■ **What is needed**: Extract only the first line of the listing and every line after it up to and including the one with "import plotly.graph_objects as go". Omit the pictures.

■ **Given information**:
%%

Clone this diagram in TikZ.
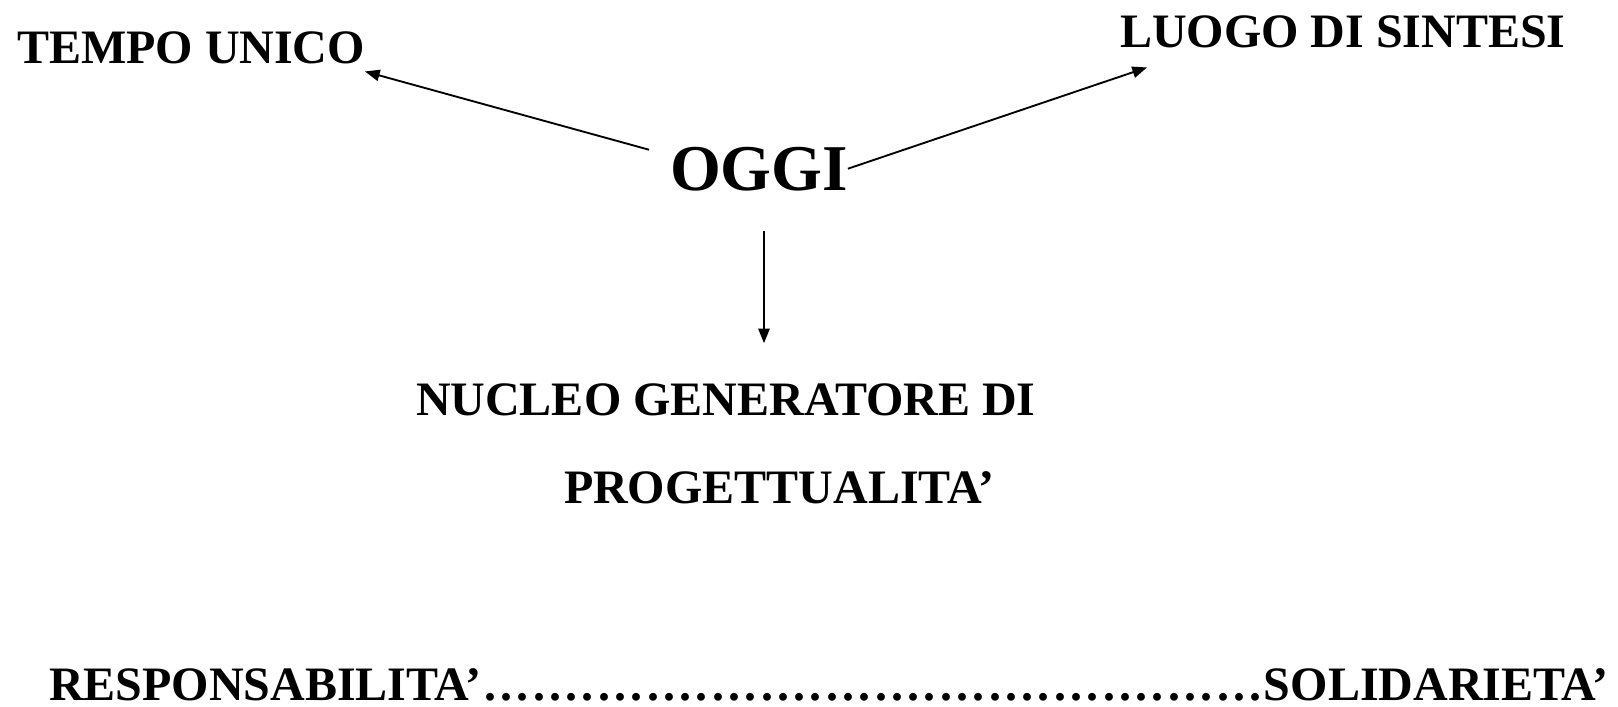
\documentclass[tikz,border=0pt]{standalone}
\usepackage{fontspec}
\setmainfont{Liberation Serif}
\usetikzlibrary{arrows.meta,calc}
\begin{document}
\begin{tikzpicture}[x=0.75pt,y=-0.75pt,inner sep=0pt,outer sep=0pt,
txt/.style={anchor=base west,font=\bfseries\fontsize{36}{43}\selectfont},
arr/.style={-{Triangle[length=11pt,width=8.5pt]},line width=1.4pt}]
\useasboundingbox (0,0) rectangle (1618,707);
\node[txt] (tempo) at (17,63) {TEMPO UNICO};
\node[txt] (luogo) at (1120,47) {LUOGO DI SINTESI};
\node[txt,anchor=base,font=\bfseries\fontsize{49}{58}\selectfont] (oggi) at (759,190) {OGGI};
\node[txt] (nucleo) at (416,415) {NUCLEO GENERATORE DI};
\node[txt] (prog) at (564,503) {PROGETTUALITA’};
\node[txt] (resp) at (49,700) {\hbox to 1170pt{RESPONSABILITA’\xleaders\hbox to .333em{\hss.\hss}\hfill SOLIDARIETA’}};
% arrows out of OGGI
\draw[arr] ($(oggi.north west)+(-21,3)$) -- ($(tempo.south east)+(0,8)$);
\draw[arr] (oggi.east) -- ($(luogo.south west)+(27,20)$);
\draw[arr] ($(oggi.south)+(5,40)$) -- ($(nucleo.north -| oggi.south)+(5,-40)$);
\end{tikzpicture}
\end{document}
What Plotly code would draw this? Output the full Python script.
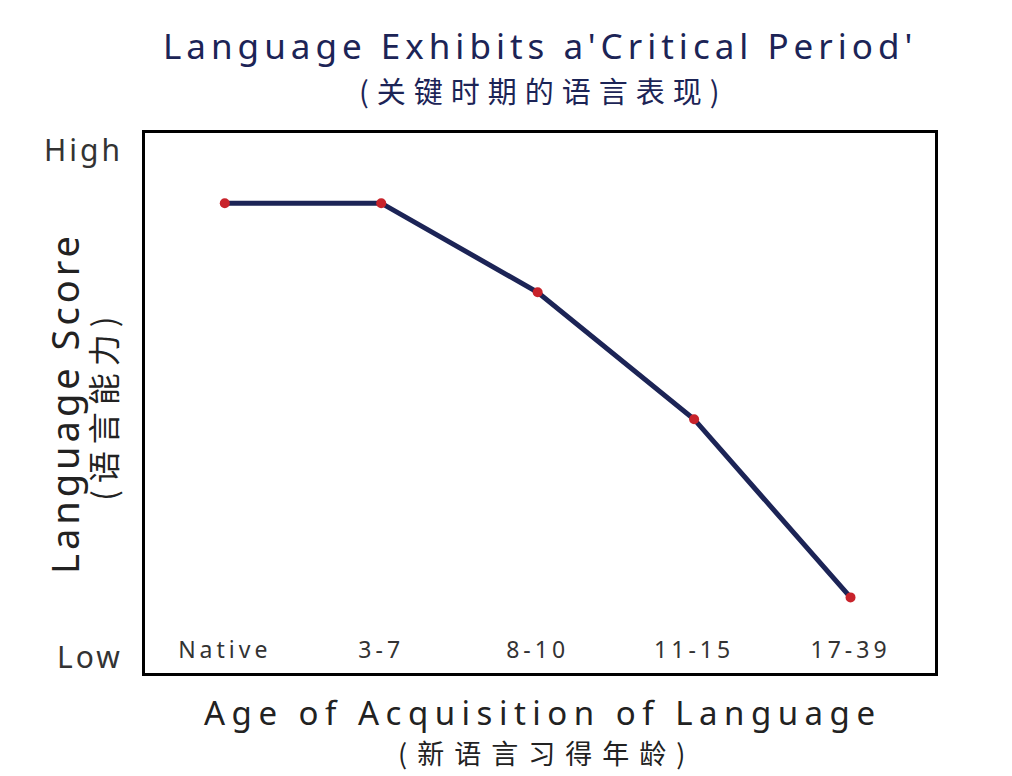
import plotly.graph_objects as go

categories = ["Native", "3-7", "8-10", "11-15", "17-39"]
scores = [87, 87, 70.5, 47, 14]
y_tick_vals = [97, 3]
y_tick_text = ["High", "Low"]

title_text = "Language Exhibits a'Critical Period'"
title_sub = "(关键时期的语言表现)"
x_title = "Age of Acquisition of Language"
x_sub = "(新语言习得年龄)"
y_title = "Language Score"
y_sub = "(语言能力)"

NAVY = "#1c2456"
GRAY = "#333333"
FONT = "Noto Sans, DejaVu Sans, sans-serif"
CJK = "Noto Sans CJK SC, sans-serif"


def spaced(t, px):
    return f'<span style="letter-spacing:{px}px">{t}</span>'


fig = go.Figure()
fig.add_trace(go.Scatter(
    x=list(range(len(categories))), y=scores, mode="lines+markers",
    line=dict(color=NAVY, width=5),
    marker=dict(color="#c8232b", size=10),
    showlegend=False,
))

fig.update_layout(
    width=1012, height=776,
    margin=dict(l=145, r=77, t=133, b=103),
    paper_bgcolor="white", plot_bgcolor="white",
    xaxis=dict(
        range=[-0.51, 4.54], tickvals=list(range(len(categories))),
        ticktext=[spaced(c, 4) for c in categories],
        ticklabelposition="inside", ticks="", ticklabelstandoff=12,
        tickfont=dict(family=FONT, size=23, color=GRAY),
        showgrid=False, zeroline=False,
        showline=True, linecolor="black", linewidth=3, mirror=True,
    ),
    yaxis=dict(
        range=[0, 100], showticklabels=False, ticks="",
        showgrid=False, zeroline=False,
        showline=True, linecolor="black", linewidth=3, mirror=True,
    ),
)

# y-level labels (High / Low) placed at their data values, left of the axis
for v, t in zip(y_tick_vals, y_tick_text):
    fig.add_annotation(
        text=spaced(t, 3), x=0, xref="paper", y=v, yref="y",
        xanchor="right", yanchor="middle", xshift=-20, showarrow=False,
        font=dict(family=FONT, size=30, color=GRAY),
    )

pw, ph = 1012 - 145 - 77, 776 - 133 - 103
texts = [
    (spaced(title_text, 5), 540, 46, 0, dict(family=FONT, size=35, color=NAVY)),
    (spaced(title_sub, 8), 543, 90, 0, dict(family=CJK, size=29, color=NAVY)),
    (spaced(x_title, 6.5), 543, 712, 0, dict(family=FONT, size=33, color="#222222")),
    (spaced(x_sub, 10), 546, 752, 0, dict(family=CJK, size=27, color="#222222")),
    (spaced(y_title, 4), 64, 403, -90, dict(family=FONT, size=38, color="#222222")),
    (spaced(y_sub, 7), 102, 405, -90, dict(family=CJK, size=32, color="#222222")),
]
for txt, px, py, ang, f in texts:
    fig.add_annotation(
        text=txt, x=(px - 145) / pw, y=(776 - 103 - py) / ph,
        xref="paper", yref="paper", xanchor="center", yanchor="middle",
        textangle=ang, showarrow=False, font=f,
    )

fig.write_html("out.html")
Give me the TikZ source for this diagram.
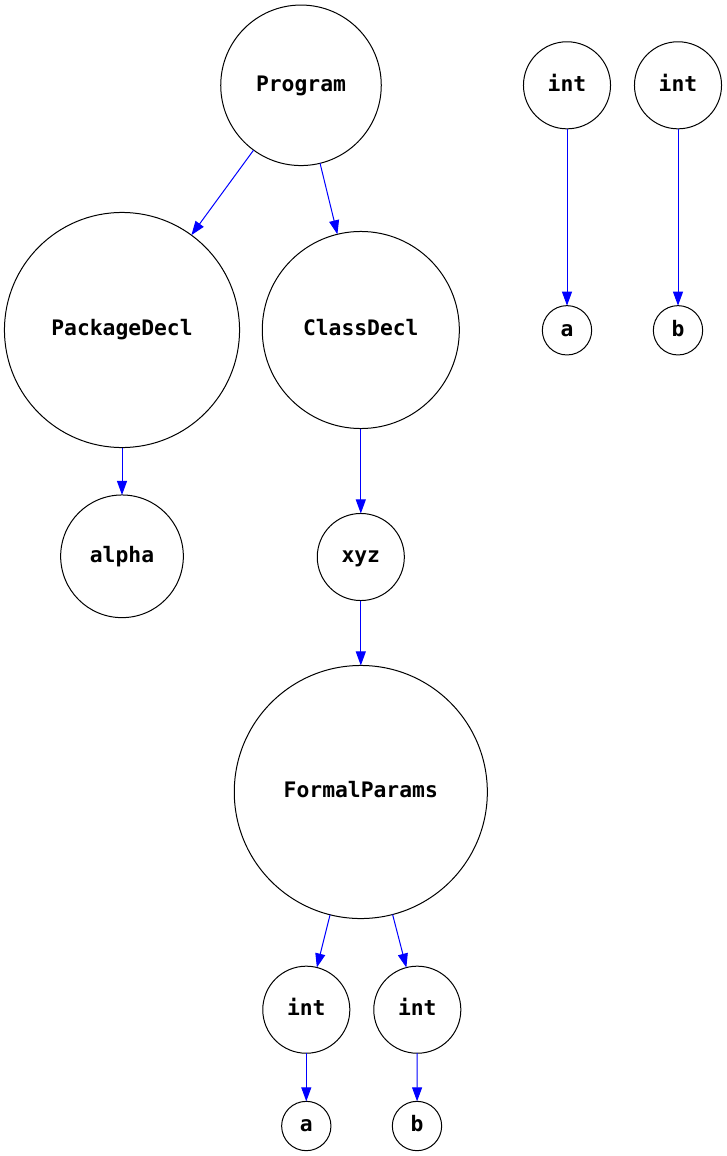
\documentclass[tikz,border=0pt]{standalone}
\usepackage{fontspec}
\setmonofont{DejaVu Sans Mono}
\usetikzlibrary{arrows.meta}
\begin{document}
\begin{tikzpicture}[x=0.75pt,y=-0.75pt,
    >={Triangle[length=10.5pt,width=7.5pt]},
    tnode/.style={circle,draw,line width=0.75pt,inner sep=0pt,outer sep=0pt,
      minimum size=#1,text height=11.6pt,text depth=3pt,
      font=\fontsize{16pt}{19pt}\selectfont\ttfamily\bfseries},
    tedge/.style={->,blue,line width=0.75pt}]
    \useasboundingbox (0,0) rectangle (727,1156);
    % main tree
    \node[tnode=120.4pt] (program) at (301,85.3) {Program};
    \node[tnode=176.3pt] (pkg) at (122,330) {PackageDecl};
    \node[tnode=147.8pt] (cls) at (360.8,330) {ClassDecl};
    \node[tnode=92pt] (alpha) at (122,556.3) {alpha};
    \node[tnode=65.3pt] (xyz) at (360.8,557) {xyz};
    \node[tnode=189.8pt] (params) at (360.8,792) {FormalParams};
    \node[tnode=65.3pt] (inta) at (306.3,1009.7) {int};
    \node[tnode=65.3pt] (intb) at (417.3,1009.7) {int};
    \node[tnode=37pt] (a) at (306.3,1126) {a};
    \node[tnode=37pt] (b) at (417,1126) {b};
    % loose pieces
    \node[tnode=65.3pt] (intc) at (567,85.3) {int};
    \node[tnode=65.3pt] (intd) at (678,85.3) {int};
    \node[tnode=37pt] (a2) at (567,330.3) {a};
    \node[tnode=37pt] (b2) at (678,330.3) {b};
    \draw[tedge] (program) -- (pkg);
    \draw[tedge] (program) -- (cls);
    \draw[tedge] (pkg) -- (alpha);
    \draw[tedge] (cls) -- (xyz);
    \draw[tedge] (xyz) -- (params);
    \draw[tedge] (params) -- (inta);
    \draw[tedge] (params) -- (intb);
    \draw[tedge] (inta) -- (a);
    \draw[tedge] (intb) -- (b);
    \draw[tedge] (intc) -- (a2);
    \draw[tedge] (intd) -- (b2);
\end{tikzpicture}
\end{document}
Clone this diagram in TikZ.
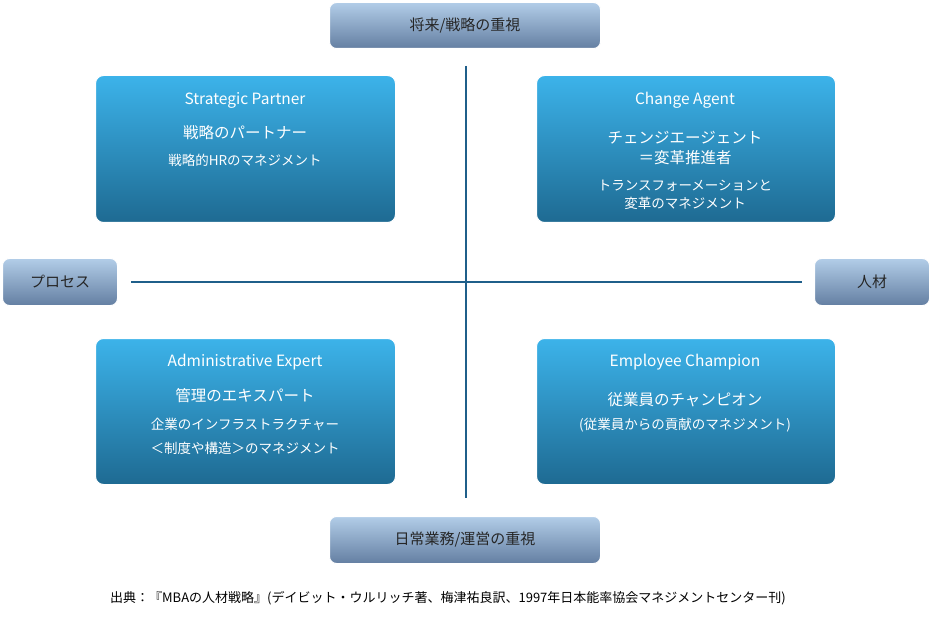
\documentclass[tikz,border=0pt]{standalone}
\usepackage{fontspec}
\setmainfont{Noto Sans CJK JP}
\begin{document}
\begin{tikzpicture}[x=1pt,y=-1pt,
 box/.style={draw=white,line width=1pt,rounded corners=8pt,top color=boxtop,bottom color=boxbot,anchor=north west,inner sep=0pt},
 lab/.style={draw=white,line width=1pt,rounded corners=7pt,top color=labtop,bottom color=labbot,anchor=north west,inner sep=0pt,font=\fontsize{15}{15}\selectfont,text=black!85},
 t/.style={text=white,font=\fontsize{15.5}{16}\selectfont,align=center},
 s/.style={text=white,font=\fontsize{13.5}{14}\selectfont,align=center},
 ax/.style={draw=axis,line width=1.6pt}]
\definecolor{boxtop}{HTML}{3CB3EA}
\definecolor{boxbot}{HTML}{1E6A92}
\definecolor{labtop}{HTML}{B2CDE8}
\definecolor{labbot}{HTML}{647FA2}
\definecolor{axis}{HTML}{1F5F8A}
\useasboundingbox[fill=white] (0,0) rectangle (931,636);
\coordinate (vt) at (466,66); \coordinate (vb) at (466,498);
\coordinate (hl) at (131,282); \coordinate (hr) at (802,282);
\draw[ax] (vt) -- (vb);
\draw[ax] (hl) -- (hr);
\node[box,minimum width=300,minimum height=147] (tl) at (95,75) {};
\node[box,minimum width=299,minimum height=147] (tr) at (536,75) {};
\node[box,minimum width=300,minimum height=146] (bl) at (95,338) {};
\node[box,minimum width=299,minimum height=146] (br) at (536,338) {};
\node[lab,minimum width=271,minimum height=46] (top) at (329,2) {将来/戦略の重視};
\node[lab,minimum width=271,minimum height=47] (bot) at (329,516) {日常業務/運営の重視};
\node[lab,minimum width=115,minimum height=47] (left) at (2,258) {プロセス};
\node[lab,minimum width=115,minimum height=47] (right) at (814,258) {人材};
\node[t] (tl1) at (245,100) {Strategic Partner};
\node[t] (tl2) at (245,133) {戦略のパートナー};
\node[s] (tl3) at (245,160) {戦略的HRのマネジメント};
\node[t] (tr1) at (685,100) {Change Agent};
\node[t,font=\fontsize{15.5}{20}\selectfont] (tr2) at (685,148) {チェンジエージェント\\＝変革推進者};
\node[s,font=\fontsize{13.5}{18}\selectfont] (tr3) at (685,195) {トランスフォーメーションと\\変革のマネジメント};
\node[t] (bl1) at (245,362) {Administrative Expert};
\node[t] (bl2) at (245,396) {管理のエキスパート};
\node[s,font=\fontsize{13.5}{24}\selectfont] (bl3) at (245,436) {企業のインフラストラクチャー\\＜制度や構造＞のマネジメント};
\node[t] (br1) at (685,362) {Employee Champion};
\node[t] (br2) at (685,400) {従業員のチャンピオン};
\node[s] (br3) at (685,425) {(従業員からの貢献のマネジメント)};
\node[font=\fontsize{13}{14}\selectfont] (cap) at (448,598) {出典：『MBAの人材戦略』(デイビット・ウルリッチ著、梅津祐良訳、1997年日本能率協会マネジメントセンター刊)};
\end{tikzpicture}
\end{document}
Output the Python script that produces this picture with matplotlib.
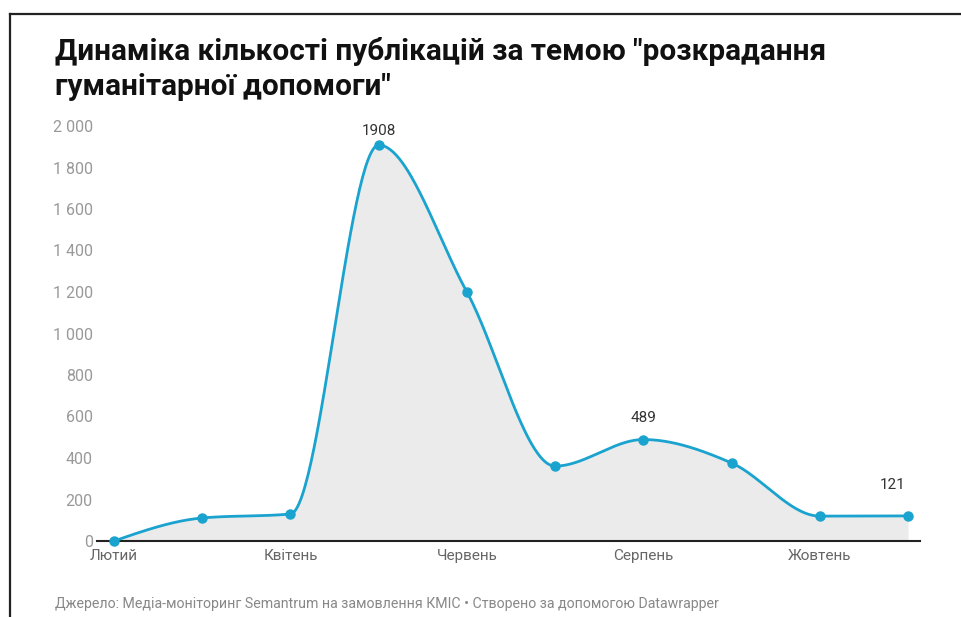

%%

■ **Solution to the exercise**:
Clone this diagram in TikZ.
\documentclass[tikz,border=0pt]{standalone}
\usepackage{fontspec}
\setmainfont{Liberation Serif}
\usetikzlibrary{arrows.meta,calc}
\begin{document}
\begin{tikzpicture}[x=0.75pt,y=-0.75pt,inner sep=0pt,outer sep=0pt,
txt/.style={anchor=base west,font=\bfseries\fontsize{36}{43}\selectfont},
arr/.style={-{Triangle[length=11pt,width=8.5pt]},line width=1.4pt}]
\useasboundingbox (0,0) rectangle (1618,707);
\node[txt] (tempo) at (17,63) {TEMPO UNICO};
\node[txt] (luogo) at (1120,47) {LUOGO DI SINTESI};
\node[txt,anchor=base,font=\bfseries\fontsize{49}{58}\selectfont] (oggi) at (759,190) {OGGI};
\node[txt] (nucleo) at (416,415) {NUCLEO GENERATORE DI};
\node[txt] (prog) at (564,503) {PROGETTUALITA’};
\node[txt] (resp) at (49,700) {\hbox to 1170pt{RESPONSABILITA’\xleaders\hbox to .333em{\hss.\hss}\hfill SOLIDARIETA’}};
% arrows out of OGGI
\draw[arr] ($(oggi.north west)+(-21,3)$) -- ($(tempo.south east)+(0,8)$);
\draw[arr] (oggi.east) -- ($(luogo.south west)+(27,20)$);
\draw[arr] ($(oggi.south)+(5,40)$) -- ($(nucleo.north -| oggi.south)+(5,-40)$);
\end{tikzpicture}
\end{document}
What Plotly code would draw this? Output the full Python script.
import plotly.graph_objects as go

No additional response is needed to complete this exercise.